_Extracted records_
** Begin **
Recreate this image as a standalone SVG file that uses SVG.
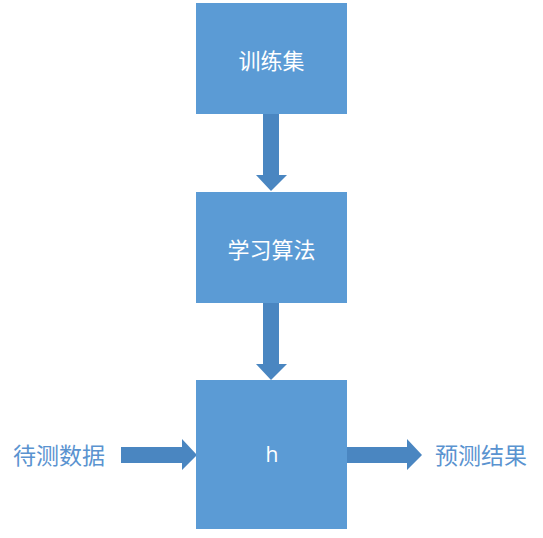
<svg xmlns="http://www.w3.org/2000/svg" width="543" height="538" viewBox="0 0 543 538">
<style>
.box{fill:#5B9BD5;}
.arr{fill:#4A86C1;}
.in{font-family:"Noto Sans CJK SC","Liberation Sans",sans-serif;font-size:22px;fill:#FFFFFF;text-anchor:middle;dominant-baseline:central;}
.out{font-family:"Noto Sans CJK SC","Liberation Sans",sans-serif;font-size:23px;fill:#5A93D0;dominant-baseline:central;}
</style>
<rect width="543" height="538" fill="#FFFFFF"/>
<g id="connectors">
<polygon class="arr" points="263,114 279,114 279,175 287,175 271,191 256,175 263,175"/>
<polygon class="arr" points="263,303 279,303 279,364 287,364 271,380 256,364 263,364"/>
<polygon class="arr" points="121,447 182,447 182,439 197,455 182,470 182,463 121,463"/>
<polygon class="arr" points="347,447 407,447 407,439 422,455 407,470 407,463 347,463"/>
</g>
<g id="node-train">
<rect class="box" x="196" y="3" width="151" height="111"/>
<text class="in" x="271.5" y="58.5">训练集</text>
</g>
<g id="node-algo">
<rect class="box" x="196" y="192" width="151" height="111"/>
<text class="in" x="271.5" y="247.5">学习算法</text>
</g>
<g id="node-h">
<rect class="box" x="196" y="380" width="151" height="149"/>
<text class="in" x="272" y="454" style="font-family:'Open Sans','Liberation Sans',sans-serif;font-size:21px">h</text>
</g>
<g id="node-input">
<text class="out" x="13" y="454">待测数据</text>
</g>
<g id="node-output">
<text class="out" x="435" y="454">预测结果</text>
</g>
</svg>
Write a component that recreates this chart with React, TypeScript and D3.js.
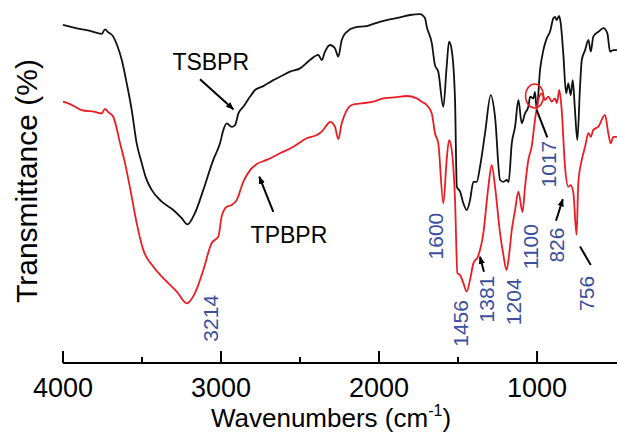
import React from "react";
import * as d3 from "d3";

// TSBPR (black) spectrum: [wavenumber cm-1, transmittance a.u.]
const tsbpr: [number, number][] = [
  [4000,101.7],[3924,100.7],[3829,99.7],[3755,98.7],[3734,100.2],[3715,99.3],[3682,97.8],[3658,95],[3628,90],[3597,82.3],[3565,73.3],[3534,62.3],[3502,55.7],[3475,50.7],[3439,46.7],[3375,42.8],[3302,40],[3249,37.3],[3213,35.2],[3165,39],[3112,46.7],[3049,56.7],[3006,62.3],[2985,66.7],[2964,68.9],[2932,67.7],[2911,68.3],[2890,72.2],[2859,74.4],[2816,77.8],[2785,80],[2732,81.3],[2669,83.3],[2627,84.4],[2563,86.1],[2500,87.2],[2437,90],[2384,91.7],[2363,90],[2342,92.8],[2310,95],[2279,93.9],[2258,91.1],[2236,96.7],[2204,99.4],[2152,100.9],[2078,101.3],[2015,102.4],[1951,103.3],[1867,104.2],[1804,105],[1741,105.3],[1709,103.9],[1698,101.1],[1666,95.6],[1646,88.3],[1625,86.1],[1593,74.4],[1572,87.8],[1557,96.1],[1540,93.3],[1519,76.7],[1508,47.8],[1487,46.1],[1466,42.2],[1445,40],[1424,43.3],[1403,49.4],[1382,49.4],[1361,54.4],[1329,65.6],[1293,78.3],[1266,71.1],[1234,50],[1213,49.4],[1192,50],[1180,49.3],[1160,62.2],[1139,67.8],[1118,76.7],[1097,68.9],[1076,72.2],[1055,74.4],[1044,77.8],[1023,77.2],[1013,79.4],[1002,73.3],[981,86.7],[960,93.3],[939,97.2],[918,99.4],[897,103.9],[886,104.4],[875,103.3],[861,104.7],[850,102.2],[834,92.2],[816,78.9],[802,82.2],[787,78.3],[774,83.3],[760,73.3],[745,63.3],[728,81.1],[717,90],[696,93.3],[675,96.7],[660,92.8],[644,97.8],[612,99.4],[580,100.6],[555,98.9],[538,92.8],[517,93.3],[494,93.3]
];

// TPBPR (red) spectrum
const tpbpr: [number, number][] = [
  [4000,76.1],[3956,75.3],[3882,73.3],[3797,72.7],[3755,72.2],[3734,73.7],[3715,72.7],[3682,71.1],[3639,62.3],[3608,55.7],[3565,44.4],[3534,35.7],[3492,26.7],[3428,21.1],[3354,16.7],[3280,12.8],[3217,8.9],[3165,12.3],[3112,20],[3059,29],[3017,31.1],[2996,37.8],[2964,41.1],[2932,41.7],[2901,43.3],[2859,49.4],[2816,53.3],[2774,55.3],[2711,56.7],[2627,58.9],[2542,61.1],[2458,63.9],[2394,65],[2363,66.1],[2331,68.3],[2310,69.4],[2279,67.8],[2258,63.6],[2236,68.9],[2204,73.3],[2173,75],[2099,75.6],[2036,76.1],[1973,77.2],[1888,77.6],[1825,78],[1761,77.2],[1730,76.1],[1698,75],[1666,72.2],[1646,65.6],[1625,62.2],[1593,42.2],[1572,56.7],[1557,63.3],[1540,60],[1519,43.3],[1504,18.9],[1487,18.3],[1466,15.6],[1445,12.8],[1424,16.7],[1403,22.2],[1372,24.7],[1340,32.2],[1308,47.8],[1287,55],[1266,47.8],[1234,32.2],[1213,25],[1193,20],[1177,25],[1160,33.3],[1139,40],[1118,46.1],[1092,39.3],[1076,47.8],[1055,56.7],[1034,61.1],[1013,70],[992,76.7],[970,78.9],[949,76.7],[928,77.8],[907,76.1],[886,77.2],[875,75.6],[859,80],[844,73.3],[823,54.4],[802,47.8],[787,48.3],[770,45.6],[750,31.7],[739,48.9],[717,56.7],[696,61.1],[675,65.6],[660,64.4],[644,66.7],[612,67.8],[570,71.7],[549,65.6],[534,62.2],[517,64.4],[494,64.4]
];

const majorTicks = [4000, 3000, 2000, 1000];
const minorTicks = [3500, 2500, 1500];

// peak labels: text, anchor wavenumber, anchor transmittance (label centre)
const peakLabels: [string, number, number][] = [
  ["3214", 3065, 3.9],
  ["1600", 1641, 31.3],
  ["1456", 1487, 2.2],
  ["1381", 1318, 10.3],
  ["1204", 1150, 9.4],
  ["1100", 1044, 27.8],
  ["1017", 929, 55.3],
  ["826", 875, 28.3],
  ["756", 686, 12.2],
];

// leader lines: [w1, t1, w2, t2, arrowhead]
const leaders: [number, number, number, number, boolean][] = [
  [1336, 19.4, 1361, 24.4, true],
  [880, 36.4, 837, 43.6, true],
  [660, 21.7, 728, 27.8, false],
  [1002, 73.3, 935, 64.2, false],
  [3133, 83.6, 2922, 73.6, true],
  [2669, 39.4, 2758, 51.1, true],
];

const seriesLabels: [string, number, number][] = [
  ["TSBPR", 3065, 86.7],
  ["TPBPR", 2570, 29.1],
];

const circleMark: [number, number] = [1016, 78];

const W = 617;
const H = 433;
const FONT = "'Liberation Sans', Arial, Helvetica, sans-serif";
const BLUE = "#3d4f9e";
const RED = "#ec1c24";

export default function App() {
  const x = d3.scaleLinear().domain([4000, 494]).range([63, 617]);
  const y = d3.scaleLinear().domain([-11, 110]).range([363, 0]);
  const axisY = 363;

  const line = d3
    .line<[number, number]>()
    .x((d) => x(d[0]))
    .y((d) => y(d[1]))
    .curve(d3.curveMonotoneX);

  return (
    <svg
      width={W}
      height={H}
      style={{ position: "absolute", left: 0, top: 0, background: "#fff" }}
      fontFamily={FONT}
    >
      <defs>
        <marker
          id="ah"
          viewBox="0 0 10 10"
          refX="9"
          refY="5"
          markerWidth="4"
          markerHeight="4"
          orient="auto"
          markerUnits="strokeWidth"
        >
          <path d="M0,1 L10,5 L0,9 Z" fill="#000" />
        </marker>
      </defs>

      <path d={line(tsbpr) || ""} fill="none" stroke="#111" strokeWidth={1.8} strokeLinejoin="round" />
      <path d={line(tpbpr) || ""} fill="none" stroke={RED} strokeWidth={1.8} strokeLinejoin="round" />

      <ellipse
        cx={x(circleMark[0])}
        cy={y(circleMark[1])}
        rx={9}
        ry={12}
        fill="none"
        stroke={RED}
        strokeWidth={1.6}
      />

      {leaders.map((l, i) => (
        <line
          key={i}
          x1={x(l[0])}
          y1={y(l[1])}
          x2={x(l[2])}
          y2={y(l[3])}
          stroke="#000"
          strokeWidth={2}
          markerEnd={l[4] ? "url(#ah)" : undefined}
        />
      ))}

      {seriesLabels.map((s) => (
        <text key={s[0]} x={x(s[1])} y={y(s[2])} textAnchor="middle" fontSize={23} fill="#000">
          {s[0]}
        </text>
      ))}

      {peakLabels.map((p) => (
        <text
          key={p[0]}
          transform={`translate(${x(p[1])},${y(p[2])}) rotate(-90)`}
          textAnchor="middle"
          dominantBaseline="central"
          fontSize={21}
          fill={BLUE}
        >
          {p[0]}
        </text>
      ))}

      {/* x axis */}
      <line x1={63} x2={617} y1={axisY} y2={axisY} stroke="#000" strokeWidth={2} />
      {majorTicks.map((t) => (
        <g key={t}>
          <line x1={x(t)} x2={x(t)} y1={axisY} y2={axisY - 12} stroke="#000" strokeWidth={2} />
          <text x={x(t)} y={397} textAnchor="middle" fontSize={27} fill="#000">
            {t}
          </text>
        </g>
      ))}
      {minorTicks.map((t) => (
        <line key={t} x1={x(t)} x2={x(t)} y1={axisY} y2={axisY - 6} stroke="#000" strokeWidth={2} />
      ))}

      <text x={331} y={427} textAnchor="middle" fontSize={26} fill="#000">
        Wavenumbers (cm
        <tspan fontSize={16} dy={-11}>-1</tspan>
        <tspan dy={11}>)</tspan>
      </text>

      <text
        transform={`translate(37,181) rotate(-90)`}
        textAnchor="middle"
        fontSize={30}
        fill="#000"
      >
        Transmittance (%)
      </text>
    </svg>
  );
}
** End **
Keep to the stretch from the line containing "Write a component" through the line containing "import * as", both ends included, and copy it exactly from the listing above, minus the pictures.

Write a component that recreates this chart with React, TypeScript and D3.js.
import React from "react";
import * as d3 from "d3";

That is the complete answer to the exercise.